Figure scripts
○ ○ ○ ○ ○ ○ ○
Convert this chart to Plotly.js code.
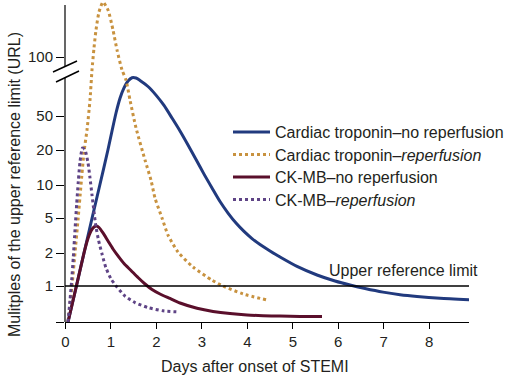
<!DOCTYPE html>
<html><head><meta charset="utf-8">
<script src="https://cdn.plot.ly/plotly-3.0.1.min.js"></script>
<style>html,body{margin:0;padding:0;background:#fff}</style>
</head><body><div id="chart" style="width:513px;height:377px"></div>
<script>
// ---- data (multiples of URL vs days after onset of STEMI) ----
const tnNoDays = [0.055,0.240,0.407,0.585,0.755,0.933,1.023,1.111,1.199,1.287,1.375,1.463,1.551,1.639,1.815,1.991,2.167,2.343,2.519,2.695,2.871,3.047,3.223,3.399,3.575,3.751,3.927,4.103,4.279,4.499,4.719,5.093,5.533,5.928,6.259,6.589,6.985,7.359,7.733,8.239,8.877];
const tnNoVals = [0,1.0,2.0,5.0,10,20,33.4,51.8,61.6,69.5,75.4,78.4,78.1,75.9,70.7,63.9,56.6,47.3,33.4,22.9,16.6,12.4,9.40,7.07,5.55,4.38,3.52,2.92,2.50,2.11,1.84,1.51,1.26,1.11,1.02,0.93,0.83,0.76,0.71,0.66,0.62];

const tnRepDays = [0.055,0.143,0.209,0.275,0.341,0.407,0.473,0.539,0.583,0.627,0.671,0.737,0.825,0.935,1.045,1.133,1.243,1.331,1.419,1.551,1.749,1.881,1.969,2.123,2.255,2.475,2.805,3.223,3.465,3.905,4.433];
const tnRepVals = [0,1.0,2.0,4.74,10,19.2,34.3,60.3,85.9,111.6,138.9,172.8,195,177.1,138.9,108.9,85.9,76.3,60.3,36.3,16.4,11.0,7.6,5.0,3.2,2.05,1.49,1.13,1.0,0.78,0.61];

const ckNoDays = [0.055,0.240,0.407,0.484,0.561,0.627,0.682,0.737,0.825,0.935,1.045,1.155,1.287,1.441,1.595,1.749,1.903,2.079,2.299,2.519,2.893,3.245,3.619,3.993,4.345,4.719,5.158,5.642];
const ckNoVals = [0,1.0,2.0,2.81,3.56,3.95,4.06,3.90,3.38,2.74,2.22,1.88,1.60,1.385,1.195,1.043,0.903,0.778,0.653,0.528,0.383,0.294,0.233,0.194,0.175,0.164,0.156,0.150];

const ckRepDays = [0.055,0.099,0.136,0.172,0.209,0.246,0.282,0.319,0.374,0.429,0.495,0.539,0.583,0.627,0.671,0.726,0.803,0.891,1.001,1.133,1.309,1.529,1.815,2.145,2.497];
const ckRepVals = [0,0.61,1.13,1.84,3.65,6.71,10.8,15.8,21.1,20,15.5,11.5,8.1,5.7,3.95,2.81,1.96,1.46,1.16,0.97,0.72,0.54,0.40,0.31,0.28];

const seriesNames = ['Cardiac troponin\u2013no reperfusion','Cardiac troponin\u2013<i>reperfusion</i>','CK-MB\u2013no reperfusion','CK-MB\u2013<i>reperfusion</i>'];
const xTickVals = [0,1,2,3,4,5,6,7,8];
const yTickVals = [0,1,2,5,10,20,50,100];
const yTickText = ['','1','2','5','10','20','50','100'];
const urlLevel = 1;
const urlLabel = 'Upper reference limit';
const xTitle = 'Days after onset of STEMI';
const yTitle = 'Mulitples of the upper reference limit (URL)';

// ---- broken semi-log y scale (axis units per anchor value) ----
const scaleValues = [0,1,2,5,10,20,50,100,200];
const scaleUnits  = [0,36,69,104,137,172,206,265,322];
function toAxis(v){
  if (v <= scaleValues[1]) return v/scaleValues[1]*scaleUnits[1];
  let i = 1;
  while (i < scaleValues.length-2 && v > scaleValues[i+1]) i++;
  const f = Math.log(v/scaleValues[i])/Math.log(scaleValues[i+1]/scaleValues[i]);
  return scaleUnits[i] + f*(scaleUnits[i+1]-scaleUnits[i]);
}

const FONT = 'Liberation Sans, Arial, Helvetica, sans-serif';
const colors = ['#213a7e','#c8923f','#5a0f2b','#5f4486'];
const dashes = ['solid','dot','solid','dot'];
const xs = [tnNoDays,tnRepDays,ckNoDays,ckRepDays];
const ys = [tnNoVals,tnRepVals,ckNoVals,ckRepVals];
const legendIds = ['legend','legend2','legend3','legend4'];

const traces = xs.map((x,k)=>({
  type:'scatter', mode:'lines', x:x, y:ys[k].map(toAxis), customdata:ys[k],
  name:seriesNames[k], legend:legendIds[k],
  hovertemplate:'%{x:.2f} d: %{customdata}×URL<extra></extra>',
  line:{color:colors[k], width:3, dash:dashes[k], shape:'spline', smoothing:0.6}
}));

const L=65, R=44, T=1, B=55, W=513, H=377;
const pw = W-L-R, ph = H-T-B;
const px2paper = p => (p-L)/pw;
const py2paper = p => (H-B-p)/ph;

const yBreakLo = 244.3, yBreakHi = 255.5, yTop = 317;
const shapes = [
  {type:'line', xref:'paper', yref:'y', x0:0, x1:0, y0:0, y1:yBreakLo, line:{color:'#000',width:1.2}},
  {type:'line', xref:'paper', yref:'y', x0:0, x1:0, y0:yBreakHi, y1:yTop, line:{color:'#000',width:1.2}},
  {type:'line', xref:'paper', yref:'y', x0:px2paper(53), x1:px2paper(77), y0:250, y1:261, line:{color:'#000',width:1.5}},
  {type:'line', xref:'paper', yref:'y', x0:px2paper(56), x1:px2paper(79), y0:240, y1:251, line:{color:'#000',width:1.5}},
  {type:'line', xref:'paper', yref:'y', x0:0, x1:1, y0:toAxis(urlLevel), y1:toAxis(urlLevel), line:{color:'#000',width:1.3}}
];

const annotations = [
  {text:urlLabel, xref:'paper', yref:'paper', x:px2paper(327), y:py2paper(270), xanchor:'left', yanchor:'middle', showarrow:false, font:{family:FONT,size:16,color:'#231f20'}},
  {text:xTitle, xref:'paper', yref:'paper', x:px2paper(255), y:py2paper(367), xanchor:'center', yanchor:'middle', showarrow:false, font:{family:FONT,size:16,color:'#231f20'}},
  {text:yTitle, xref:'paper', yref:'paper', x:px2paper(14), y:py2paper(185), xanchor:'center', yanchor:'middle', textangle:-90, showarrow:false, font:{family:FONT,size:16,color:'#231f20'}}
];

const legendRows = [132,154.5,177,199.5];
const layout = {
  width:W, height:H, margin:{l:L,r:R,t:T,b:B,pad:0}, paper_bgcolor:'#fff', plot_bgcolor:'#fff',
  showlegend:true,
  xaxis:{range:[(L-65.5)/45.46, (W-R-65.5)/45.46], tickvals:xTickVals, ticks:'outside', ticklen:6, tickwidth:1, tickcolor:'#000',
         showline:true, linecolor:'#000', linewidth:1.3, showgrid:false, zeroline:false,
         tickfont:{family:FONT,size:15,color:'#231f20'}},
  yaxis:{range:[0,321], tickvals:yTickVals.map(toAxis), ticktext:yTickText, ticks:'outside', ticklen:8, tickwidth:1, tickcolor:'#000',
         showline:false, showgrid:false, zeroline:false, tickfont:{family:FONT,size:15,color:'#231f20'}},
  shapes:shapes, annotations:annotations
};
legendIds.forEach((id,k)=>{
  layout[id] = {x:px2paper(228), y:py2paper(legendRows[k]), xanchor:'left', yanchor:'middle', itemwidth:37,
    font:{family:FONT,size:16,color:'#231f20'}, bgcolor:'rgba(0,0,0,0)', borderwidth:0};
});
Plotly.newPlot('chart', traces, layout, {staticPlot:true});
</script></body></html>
○ ○ ○ ○ ○ ○ ○
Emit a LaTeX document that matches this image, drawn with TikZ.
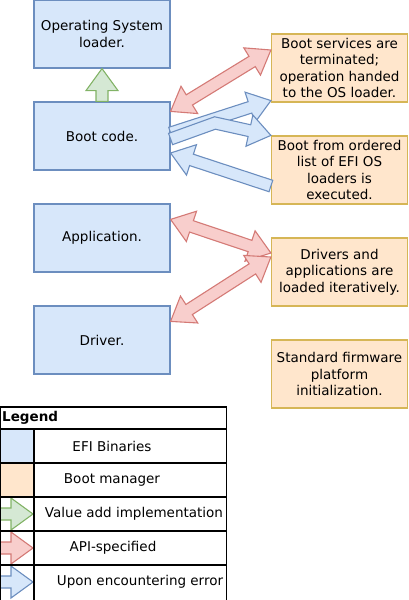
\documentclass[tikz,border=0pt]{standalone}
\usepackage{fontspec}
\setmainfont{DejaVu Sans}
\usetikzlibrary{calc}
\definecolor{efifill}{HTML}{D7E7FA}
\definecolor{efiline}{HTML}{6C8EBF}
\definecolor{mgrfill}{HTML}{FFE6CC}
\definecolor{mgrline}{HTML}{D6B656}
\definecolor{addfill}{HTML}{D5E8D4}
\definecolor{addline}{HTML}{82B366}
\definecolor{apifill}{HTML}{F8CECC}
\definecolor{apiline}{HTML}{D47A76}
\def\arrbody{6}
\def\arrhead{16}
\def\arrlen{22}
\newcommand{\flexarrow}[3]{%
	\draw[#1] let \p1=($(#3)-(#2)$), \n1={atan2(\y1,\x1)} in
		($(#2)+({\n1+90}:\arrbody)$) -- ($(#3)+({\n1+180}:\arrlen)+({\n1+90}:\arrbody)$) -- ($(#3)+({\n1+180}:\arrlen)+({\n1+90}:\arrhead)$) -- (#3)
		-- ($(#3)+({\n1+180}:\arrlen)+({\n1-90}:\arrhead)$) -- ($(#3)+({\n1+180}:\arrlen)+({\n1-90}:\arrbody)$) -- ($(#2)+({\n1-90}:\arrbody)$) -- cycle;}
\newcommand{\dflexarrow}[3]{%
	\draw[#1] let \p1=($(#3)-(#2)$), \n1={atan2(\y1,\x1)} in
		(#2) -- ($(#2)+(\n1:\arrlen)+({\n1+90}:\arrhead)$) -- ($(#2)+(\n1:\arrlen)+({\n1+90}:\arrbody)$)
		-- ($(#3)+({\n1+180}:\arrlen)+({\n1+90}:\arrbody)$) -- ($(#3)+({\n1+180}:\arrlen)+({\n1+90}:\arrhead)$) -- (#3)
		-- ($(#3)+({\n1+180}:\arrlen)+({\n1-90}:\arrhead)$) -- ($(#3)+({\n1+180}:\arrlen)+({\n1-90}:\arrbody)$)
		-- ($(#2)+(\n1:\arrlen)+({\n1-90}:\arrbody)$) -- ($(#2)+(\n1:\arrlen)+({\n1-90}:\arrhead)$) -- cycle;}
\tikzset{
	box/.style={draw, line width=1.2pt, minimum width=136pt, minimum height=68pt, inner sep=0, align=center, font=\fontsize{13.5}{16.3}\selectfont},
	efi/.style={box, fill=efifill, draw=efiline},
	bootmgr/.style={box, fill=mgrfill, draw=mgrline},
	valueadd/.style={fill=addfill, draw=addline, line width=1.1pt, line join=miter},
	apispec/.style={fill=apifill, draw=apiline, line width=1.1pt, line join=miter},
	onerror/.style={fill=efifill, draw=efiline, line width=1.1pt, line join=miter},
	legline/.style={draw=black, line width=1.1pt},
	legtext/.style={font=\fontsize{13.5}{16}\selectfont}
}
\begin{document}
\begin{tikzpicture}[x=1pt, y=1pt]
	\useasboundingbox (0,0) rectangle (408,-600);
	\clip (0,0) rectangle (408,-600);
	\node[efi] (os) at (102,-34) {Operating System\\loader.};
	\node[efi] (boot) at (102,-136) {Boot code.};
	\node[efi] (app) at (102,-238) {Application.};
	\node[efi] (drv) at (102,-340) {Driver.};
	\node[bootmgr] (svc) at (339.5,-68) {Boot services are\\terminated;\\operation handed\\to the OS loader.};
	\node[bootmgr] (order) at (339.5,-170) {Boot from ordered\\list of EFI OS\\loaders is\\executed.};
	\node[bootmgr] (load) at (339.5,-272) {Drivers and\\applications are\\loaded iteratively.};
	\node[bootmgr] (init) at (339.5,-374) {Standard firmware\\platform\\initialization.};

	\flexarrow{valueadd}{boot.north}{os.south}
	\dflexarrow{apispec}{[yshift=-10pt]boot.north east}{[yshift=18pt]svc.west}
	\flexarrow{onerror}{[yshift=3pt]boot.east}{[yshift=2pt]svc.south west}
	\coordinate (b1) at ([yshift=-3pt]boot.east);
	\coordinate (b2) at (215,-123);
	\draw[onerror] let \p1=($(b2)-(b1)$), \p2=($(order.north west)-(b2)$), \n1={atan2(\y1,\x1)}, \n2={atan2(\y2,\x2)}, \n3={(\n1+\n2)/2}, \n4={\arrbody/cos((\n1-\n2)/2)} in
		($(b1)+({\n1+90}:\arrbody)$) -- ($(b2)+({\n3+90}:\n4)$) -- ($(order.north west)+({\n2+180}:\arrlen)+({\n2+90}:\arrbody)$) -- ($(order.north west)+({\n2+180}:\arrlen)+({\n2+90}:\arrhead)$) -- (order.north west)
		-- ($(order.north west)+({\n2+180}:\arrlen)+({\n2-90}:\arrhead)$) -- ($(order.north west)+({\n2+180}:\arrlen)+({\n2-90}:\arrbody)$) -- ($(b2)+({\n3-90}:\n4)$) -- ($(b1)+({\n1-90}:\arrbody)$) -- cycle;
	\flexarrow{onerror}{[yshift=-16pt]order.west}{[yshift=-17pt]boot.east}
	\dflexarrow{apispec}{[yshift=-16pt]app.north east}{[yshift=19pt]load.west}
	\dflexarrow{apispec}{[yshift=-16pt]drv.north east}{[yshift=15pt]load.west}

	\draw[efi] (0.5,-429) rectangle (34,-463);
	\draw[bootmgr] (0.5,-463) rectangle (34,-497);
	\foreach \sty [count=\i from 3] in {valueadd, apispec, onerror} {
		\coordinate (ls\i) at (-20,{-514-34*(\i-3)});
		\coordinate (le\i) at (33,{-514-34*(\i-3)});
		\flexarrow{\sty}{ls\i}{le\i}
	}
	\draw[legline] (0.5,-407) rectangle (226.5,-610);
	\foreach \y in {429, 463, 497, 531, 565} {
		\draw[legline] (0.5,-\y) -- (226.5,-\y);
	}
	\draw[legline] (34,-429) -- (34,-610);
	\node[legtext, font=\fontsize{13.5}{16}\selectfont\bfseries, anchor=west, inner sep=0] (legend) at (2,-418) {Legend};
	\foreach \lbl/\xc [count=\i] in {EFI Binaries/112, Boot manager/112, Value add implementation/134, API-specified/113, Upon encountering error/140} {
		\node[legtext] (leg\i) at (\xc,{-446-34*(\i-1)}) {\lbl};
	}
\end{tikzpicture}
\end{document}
○ ○ ○ ○ ○ ○ ○
* _Work instructions_
Where a line in the material above holds "chart", copy that line.

* _Solution for this exercise_
Convert this chart to Plotly.js code.
</head><body><div id="chart" style="width:513px;height:377px"></div>
Plotly.newPlot('chart', traces, layout, {staticPlot:true});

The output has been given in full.